[Directions] Leaving the pictures aside, transcribe every line below exactly.

┄┄┄┄┄┄

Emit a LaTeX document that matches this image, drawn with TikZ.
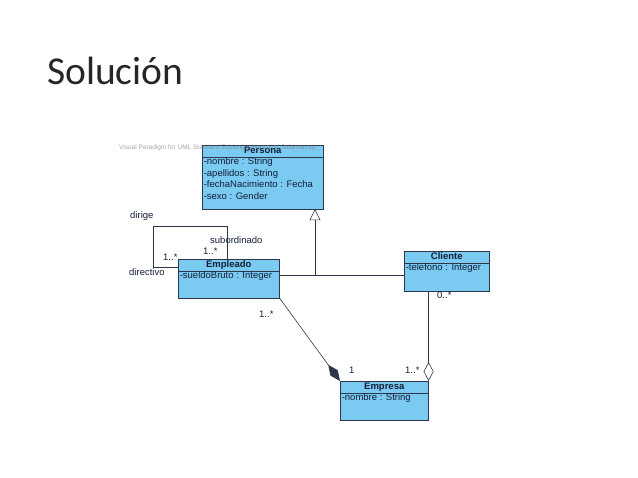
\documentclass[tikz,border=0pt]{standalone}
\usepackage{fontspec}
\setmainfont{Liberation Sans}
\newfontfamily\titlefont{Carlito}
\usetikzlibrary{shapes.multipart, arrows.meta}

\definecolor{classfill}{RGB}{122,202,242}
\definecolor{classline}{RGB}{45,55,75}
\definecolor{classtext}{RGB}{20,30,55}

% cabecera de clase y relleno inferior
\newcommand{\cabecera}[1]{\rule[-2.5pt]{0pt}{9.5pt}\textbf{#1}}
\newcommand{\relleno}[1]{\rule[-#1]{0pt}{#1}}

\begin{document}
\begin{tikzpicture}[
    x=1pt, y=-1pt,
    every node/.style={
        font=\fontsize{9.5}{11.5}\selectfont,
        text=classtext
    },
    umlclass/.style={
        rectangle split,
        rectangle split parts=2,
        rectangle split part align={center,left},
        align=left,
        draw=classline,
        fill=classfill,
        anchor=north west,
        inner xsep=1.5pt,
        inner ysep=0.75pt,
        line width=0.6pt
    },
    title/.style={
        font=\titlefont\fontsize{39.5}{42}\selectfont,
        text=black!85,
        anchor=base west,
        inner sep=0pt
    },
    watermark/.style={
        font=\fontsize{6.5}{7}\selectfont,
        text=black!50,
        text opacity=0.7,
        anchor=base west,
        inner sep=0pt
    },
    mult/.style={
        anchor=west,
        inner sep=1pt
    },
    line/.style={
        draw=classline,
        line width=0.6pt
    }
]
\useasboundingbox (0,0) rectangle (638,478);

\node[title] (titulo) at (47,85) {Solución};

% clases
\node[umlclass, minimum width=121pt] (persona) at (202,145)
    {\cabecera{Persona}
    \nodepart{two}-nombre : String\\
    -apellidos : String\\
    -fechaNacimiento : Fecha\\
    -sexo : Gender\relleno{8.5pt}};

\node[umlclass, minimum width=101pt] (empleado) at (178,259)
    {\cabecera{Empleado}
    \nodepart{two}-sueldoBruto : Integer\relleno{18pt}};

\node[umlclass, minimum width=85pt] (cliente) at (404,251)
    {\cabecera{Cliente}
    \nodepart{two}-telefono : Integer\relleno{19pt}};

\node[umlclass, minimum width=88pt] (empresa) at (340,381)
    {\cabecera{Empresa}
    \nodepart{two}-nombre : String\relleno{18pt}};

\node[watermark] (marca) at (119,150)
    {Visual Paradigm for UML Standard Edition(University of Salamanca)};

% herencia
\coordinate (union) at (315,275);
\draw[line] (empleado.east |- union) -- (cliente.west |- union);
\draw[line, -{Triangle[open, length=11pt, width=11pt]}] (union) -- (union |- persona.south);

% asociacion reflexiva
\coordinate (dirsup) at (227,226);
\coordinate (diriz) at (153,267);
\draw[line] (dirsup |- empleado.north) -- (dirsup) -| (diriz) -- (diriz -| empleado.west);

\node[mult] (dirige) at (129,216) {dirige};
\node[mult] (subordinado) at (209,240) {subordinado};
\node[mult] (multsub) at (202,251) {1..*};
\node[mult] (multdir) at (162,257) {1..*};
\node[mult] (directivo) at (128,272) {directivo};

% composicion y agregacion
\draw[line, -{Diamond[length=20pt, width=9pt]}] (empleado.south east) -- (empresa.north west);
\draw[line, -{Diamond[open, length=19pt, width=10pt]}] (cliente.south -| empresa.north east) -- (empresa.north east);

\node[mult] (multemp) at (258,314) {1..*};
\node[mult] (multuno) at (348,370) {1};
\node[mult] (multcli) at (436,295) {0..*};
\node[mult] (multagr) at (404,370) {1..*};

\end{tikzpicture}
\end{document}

┄┄┄┄┄┄

[The completed task]
Emit a LaTeX document that matches this image, drawn with TikZ.
\documentclass[tikz,border=0pt]{standalone}
\usepackage{fontspec}
\setmainfont{Liberation Sans}
\newfontfamily\titlefont{Carlito}
\usetikzlibrary{shapes.multipart, arrows.meta}

\definecolor{classfill}{RGB}{122,202,242}
\definecolor{classline}{RGB}{45,55,75}
\definecolor{classtext}{RGB}{20,30,55}

% cabecera de clase y relleno inferior
\newcommand{\cabecera}[1]{\rule[-2.5pt]{0pt}{9.5pt}\textbf{#1}}
\newcommand{\relleno}[1]{\rule[-#1]{0pt}{#1}}

\begin{document}
\begin{tikzpicture}[
    x=1pt, y=-1pt,
    every node/.style={
        font=\fontsize{9.5}{11.5}\selectfont,
        text=classtext
    },
    umlclass/.style={
        rectangle split,
        rectangle split parts=2,
        rectangle split part align={center,left},
        align=left,
        draw=classline,
        fill=classfill,
        anchor=north west,
        inner xsep=1.5pt,
        inner ysep=0.75pt,
        line width=0.6pt
    },
    title/.style={
        font=\titlefont\fontsize{39.5}{42}\selectfont,
        text=black!85,
        anchor=base west,
        inner sep=0pt
    },
    watermark/.style={
        font=\fontsize{6.5}{7}\selectfont,
        text=black!50,
        text opacity=0.7,
        anchor=base west,
        inner sep=0pt
    },
    mult/.style={
        anchor=west,
        inner sep=1pt
    },
    line/.style={
        draw=classline,
        line width=0.6pt
    }
]
\useasboundingbox (0,0) rectangle (638,478);

\node[title] (titulo) at (47,85) {Solución};

% clases
\node[umlclass, minimum width=121pt] (persona) at (202,145)
    {\cabecera{Persona}
    \nodepart{two}-nombre : String\\
    -apellidos : String\\
    -fechaNacimiento : Fecha\\
    -sexo : Gender\relleno{8.5pt}};

\node[umlclass, minimum width=101pt] (empleado) at (178,259)
    {\cabecera{Empleado}
    \nodepart{two}-sueldoBruto : Integer\relleno{18pt}};

\node[umlclass, minimum width=85pt] (cliente) at (404,251)
    {\cabecera{Cliente}
    \nodepart{two}-telefono : Integer\relleno{19pt}};

\node[umlclass, minimum width=88pt] (empresa) at (340,381)
    {\cabecera{Empresa}
    \nodepart{two}-nombre : String\relleno{18pt}};

\node[watermark] (marca) at (119,150)
    {Visual Paradigm for UML Standard Edition(University of Salamanca)};

% herencia
\coordinate (union) at (315,275);
\draw[line] (empleado.east |- union) -- (cliente.west |- union);
\draw[line, -{Triangle[open, length=11pt, width=11pt]}] (union) -- (union |- persona.south);

% asociacion reflexiva
\coordinate (dirsup) at (227,226);
\coordinate (diriz) at (153,267);
\draw[line] (dirsup |- empleado.north) -- (dirsup) -| (diriz) -- (diriz -| empleado.west);

\node[mult] (dirige) at (129,216) {dirige};
\node[mult] (subordinado) at (209,240) {subordinado};
\node[mult] (multsub) at (202,251) {1..*};
\node[mult] (multdir) at (162,257) {1..*};
\node[mult] (directivo) at (128,272) {directivo};

% composicion y agregacion
\draw[line, -{Diamond[length=20pt, width=9pt]}] (empleado.south east) -- (empresa.north west);
\draw[line, -{Diamond[open, length=19pt, width=10pt]}] (cliente.south -| empresa.north east) -- (empresa.north east);

\node[mult] (multemp) at (258,314) {1..*};
\node[mult] (multuno) at (348,370) {1};
\node[mult] (multcli) at (436,295) {0..*};
\node[mult] (multagr) at (404,370) {1..*};

\end{tikzpicture}
\end{document}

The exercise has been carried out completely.